Tax Consequences When the Home Is Sold or Transferred

Transferring a home between spouses as part of a divorce does not trigger federal income tax. Under Section 1041 of the Internal Revenue Code, no gain or loss is recognized when property moves between spouses or to a former spouse as long as the transfer is incident to the divorce. The receiving spouse inherits the transferring spouse’s tax basis in the property.9Office of the Law Revision Counsel. 26 USC 1041 – Transfers of Property Between Spouses or Incident to Divorce A transfer qualifies if it happens within one year of the marriage ending or is related to the divorce.

The tax hit comes later, when the home is sold.
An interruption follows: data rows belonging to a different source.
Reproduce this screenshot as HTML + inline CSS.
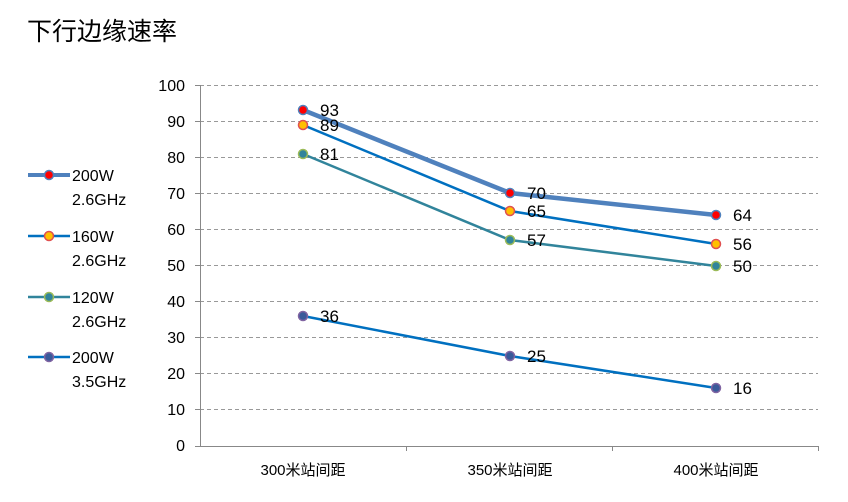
<!DOCTYPE html>
<html><head><meta charset="utf-8"><style>body{margin:0;background:#fff}svg{display:block}text{font-family:"Liberation Sans","Noto Sans CJK SC",sans-serif}</style></head><body>
<svg width="848" height="502" viewBox="0 0 848 502">
<text x="27" y="40" font-size="25" fill="#000">下行边缘速率</text>
<g stroke="#999" stroke-dasharray="4,3" stroke-width="1">
<line x1="200" x2="818" y1="85.5" y2="85.5"/><line x1="200" x2="818" y1="121.5" y2="121.5"/><line x1="200" x2="818" y1="157.5" y2="157.5"/><line x1="200" x2="818" y1="193.5" y2="193.5"/><line x1="200" x2="818" y1="229.5" y2="229.5"/><line x1="200" x2="818" y1="265.5" y2="265.5"/><line x1="200" x2="818" y1="301.5" y2="301.5"/><line x1="200" x2="818" y1="337.5" y2="337.5"/><line x1="200" x2="818" y1="373.5" y2="373.5"/><line x1="200" x2="818" y1="409.5" y2="409.5"/>
</g>
<g stroke="#888" stroke-width="1">
<line x1="200.5" x2="200.5" y1="85" y2="446"/><line x1="200" x2="818" y1="446.5" y2="446.5"/>
<line x1="195" x2="200" y1="85.5" y2="85.5"/><line x1="195" x2="200" y1="121.5" y2="121.5"/><line x1="195" x2="200" y1="157.5" y2="157.5"/><line x1="195" x2="200" y1="193.5" y2="193.5"/><line x1="195" x2="200" y1="229.5" y2="229.5"/><line x1="195" x2="200" y1="265.5" y2="265.5"/><line x1="195" x2="200" y1="301.5" y2="301.5"/><line x1="195" x2="200" y1="337.5" y2="337.5"/><line x1="195" x2="200" y1="373.5" y2="373.5"/><line x1="195" x2="200" y1="409.5" y2="409.5"/><line x1="195" x2="200" y1="446.5" y2="446.5"/>
<line x1="406.5" x2="406.5" y1="446" y2="451"/><line x1="612.5" x2="612.5" y1="446" y2="451"/><line x1="818.5" x2="818.5" y1="446" y2="451"/>
</g>
<g font-size="16" fill="#000" text-anchor="end">
<text x="185" y="91">100</text><text x="185" y="127">90</text><text x="185" y="163">80</text><text x="185" y="199">70</text><text x="185" y="235">60</text><text x="185" y="271">50</text><text x="185" y="307">40</text><text x="185" y="343">30</text><text x="185" y="379">20</text><text x="185" y="415">10</text><text x="185" y="451">0</text>
</g>
<g font-size="15" fill="#000" text-anchor="middle">
<text x="303" y="475">300米站间距</text><text x="510" y="475">350米站间距</text><text x="716" y="475">400米站间距</text>
</g>
<polyline points="303,110 510,193 716,215" fill="none" stroke="#4f81bd" stroke-width="4.5"/>
<polyline points="303,125 510,211 716,244" fill="none" stroke="#0070c0" stroke-width="2.5"/>
<polyline points="303,154 510,240 716,266" fill="none" stroke="#31849b" stroke-width="2.5"/>
<polyline points="303,316 510,356 716,388" fill="none" stroke="#0070c0" stroke-width="2.5"/>
<g stroke-width="1.5">
<circle cx="303" cy="110" r="4.5" fill="#ff0000" stroke="#4f81bd"/><circle cx="510" cy="193" r="4.5" fill="#ff0000" stroke="#4f81bd"/><circle cx="716" cy="215" r="4.5" fill="#ff0000" stroke="#4f81bd"/>
<circle cx="303" cy="125" r="4.5" fill="#ffc000" stroke="#e05050"/><circle cx="510" cy="211" r="4.5" fill="#ffc000" stroke="#e05050"/><circle cx="716" cy="244" r="4.5" fill="#ffc000" stroke="#e05050"/>
<circle cx="303" cy="154" r="4.5" fill="#31849b" stroke="#9bbb59"/><circle cx="510" cy="240" r="4.5" fill="#31849b" stroke="#9bbb59"/><circle cx="716" cy="266" r="4.5" fill="#31849b" stroke="#9bbb59"/>
<circle cx="303" cy="316" r="4.5" fill="#3a5a9a" stroke="#8064a2"/><circle cx="510" cy="356" r="4.5" fill="#3a5a9a" stroke="#8064a2"/><circle cx="716" cy="388" r="4.5" fill="#3a5a9a" stroke="#8064a2"/>
</g>
<g font-size="17" fill="#000">
<text x="320" y="116">93</text><text x="320" y="131">89</text><text x="320" y="160">81</text><text x="320" y="322">36</text>
<text x="527" y="199">70</text><text x="527" y="217">65</text><text x="527" y="246">57</text><text x="527" y="362">25</text>
<text x="733" y="221">64</text><text x="733" y="250">56</text><text x="733" y="272">50</text><text x="733" y="394">16</text>
</g>
<g>
<line x1="28" x2="70" y1="175" y2="175" stroke="#4f81bd" stroke-width="4"/><circle cx="49" cy="175" r="4.5" fill="#ff0000" stroke="#4f81bd" stroke-width="1.5"/>
<line x1="28" x2="70" y1="236" y2="236" stroke="#0070c0" stroke-width="2.5"/><circle cx="49" cy="236" r="4.5" fill="#ffc000" stroke="#e05050" stroke-width="1.5"/>
<line x1="28" x2="70" y1="297" y2="297" stroke="#31849b" stroke-width="2.5"/><circle cx="49" cy="297" r="4.5" fill="#31849b" stroke="#9bbb59" stroke-width="1.5"/>
<line x1="28" x2="70" y1="357" y2="357" stroke="#0070c0" stroke-width="2.5"/><circle cx="49" cy="357" r="4.5" fill="#3a5a9a" stroke="#8064a2" stroke-width="1.5"/>
</g>
<g font-size="16" fill="#000">
<text x="72" y="181">200W</text><text x="72" y="205">2.6GHz</text>
<text x="72" y="242">160W</text><text x="72" y="266">2.6GHz</text>
<text x="72" y="303">120W</text><text x="72" y="327">2.6GHz</text>
<text x="72" y="363">200W</text><text x="72" y="387">3.5GHz</text>
</g>
</svg>
</body></html>
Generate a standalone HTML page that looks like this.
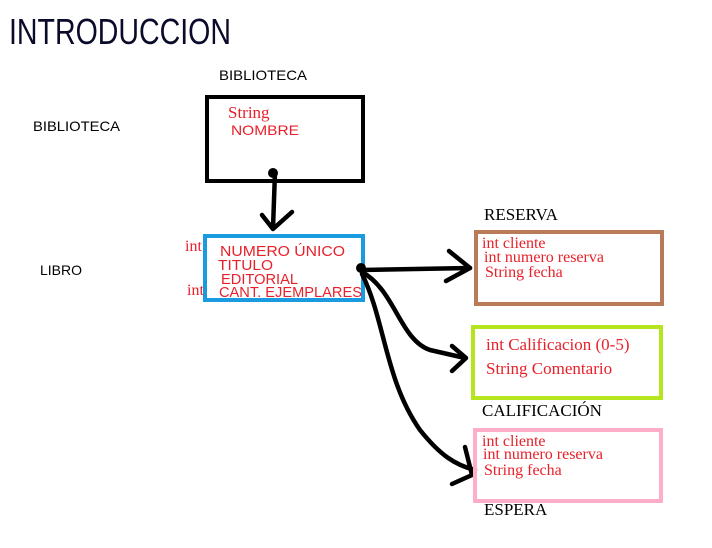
<!DOCTYPE html>
<html><head><style>
body{margin:0;background:#fff;width:712px;height:548px;overflow:hidden}
svg{display:block}
.s{font-family:"Liberation Sans",sans-serif}
.r{font-family:"Liberation Serif",serif}
</style></head><body>
<svg width="712" height="548" viewBox="0 0 712 548">
<text x="9" y="44" class="s" font-size="36" fill="#0a0a2a" textLength="222" lengthAdjust="spacingAndGlyphs">INTRODUCCION</text>
<text x="219" y="80" class="s" font-size="14" fill="#000" textLength="88" lengthAdjust="spacingAndGlyphs">BIBLIOTECA</text>
<text x="33" y="131" class="s" font-size="14" fill="#000" textLength="87" lengthAdjust="spacingAndGlyphs">BIBLIOTECA</text>
<text x="40" y="275" class="s" font-size="14" fill="#000">LIBRO</text>
<rect x="207" y="97" width="156" height="84" fill="none" stroke="#000" stroke-width="4"/>
<text x="228" y="118" class="r" font-size="17" fill="#e8202a">String</text>
<text x="231" y="135" class="s" font-size="14" fill="#e8202a" textLength="68" lengthAdjust="spacingAndGlyphs">NOMBRE</text>
<rect x="205" y="236" width="158" height="64" fill="none" stroke="#1a9be0" stroke-width="4"/>
<text x="185" y="251" class="r" font-size="16" fill="#e8202a">int</text>
<text x="187" y="295" class="r" font-size="16" fill="#e8202a">int</text>
<g class="s" font-size="15" fill="#e8202a">
<text x="220" y="256" textLength="125" lengthAdjust="spacingAndGlyphs">NUMERO ÚNICO</text>
<text x="218" y="270" textLength="55" lengthAdjust="spacingAndGlyphs">TITULO</text>
<text x="221" y="284" textLength="77" lengthAdjust="spacingAndGlyphs">EDITORIAL</text>
<text x="219" y="297" textLength="143" lengthAdjust="spacingAndGlyphs">CANT. EJEMPLARES</text>
</g>
<g fill="none" stroke="#000" stroke-width="4.5" stroke-linecap="round" stroke-linejoin="round">
<path d="M275 172 L273 228"/>
<path d="M262 215 L273 229 L292 212"/>
<path d="M361 270 L470 268"/>
<path d="M449 251 L470 268 L446 281"/>
<path d="M362 272 C395 290 400 340 430 350 L465 358"/>
<path d="M452 346 L466 358 L452 371"/>
<path d="M362 274 C385 320 385 380 420 430 C440 455 455 465 475 470"/>
<path d="M465 447 L472 475 L452 484"/>
</g>
<circle cx="273" cy="173" r="5" fill="#000"/>
<circle cx="361" cy="268" r="5" fill="#000"/>
<text x="484" y="220" class="r" font-size="17" fill="#000">RESERVA</text>
<rect x="476" y="232" width="186" height="72" fill="none" stroke="#b97a57" stroke-width="4"/>
<g class="r" font-size="16" fill="#e8202a">
<text x="482" y="248">int cliente</text>
<text x="484" y="262">int numero reserva</text>
<text x="485" y="277">String fecha</text>
</g>
<rect x="473" y="327" width="188" height="71" fill="none" stroke="#b5e61d" stroke-width="4"/>
<g class="r" font-size="17" fill="#e8202a">
<text x="486" y="350">int Calificacion (0-5)</text>
<text x="486" y="374">String Comentario</text>
</g>
<text x="482" y="416" class="r" font-size="17" fill="#000">CALIFICACIÓN</text>
<rect x="475" y="430" width="186" height="71" fill="none" stroke="#ffaec9" stroke-width="4"/>
<g class="r" font-size="16" fill="#e8202a">
<text x="482" y="446">int cliente</text>
<text x="483" y="459">int numero reserva</text>
<text x="484" y="475">String fecha</text>
</g>
<text x="484" y="515" class="r" font-size="17" fill="#000">ESPERA</text>
</svg>
</body></html>
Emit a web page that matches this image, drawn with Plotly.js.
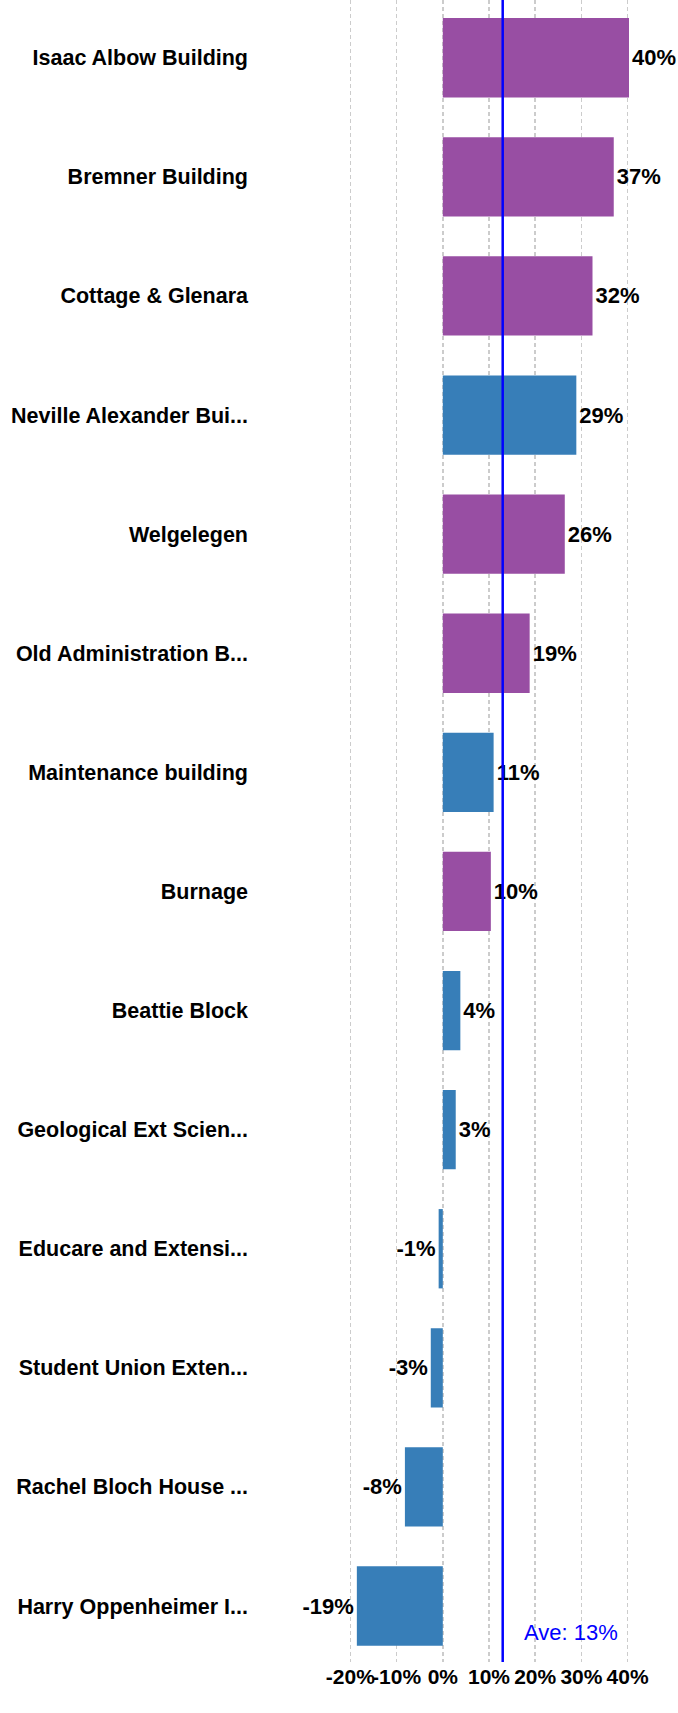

The capital gains exclusion under Section 121 allows an individual to exclude up to $250,000 in gain from the sale of a principal residence, or $500,000 for a married couple filing jointly. To qualify, you must have owned and lived in the home as your primary residence for at least two of the five years before the sale.10Office of the Law Revision Counsel. 26 USC 121 – Exclusion of Gain From Sale of Principal Residence A spouse who moves out during the divorce process may lose the ability to meet the two-year use requirement if the home is not sold promptly. This is one of the most overlooked planning issues in cases involving high-appreciation homes where Moore Marsden is in play.

Because the receiving spouse takes over the original tax basis under Section 1041, a spouse who “wins” the house in a Moore Marsden dispute may inherit a significant built-in tax liability. A home purchased for $300,000 that is now worth $800,000 carries $500,000 in potential gain. After applying the $250,000 exclusion, the remaining $250,000 would be taxable. Factoring in the eventual tax cost when negotiating the buyout amount can prevent an unpleasant surprise years down the road.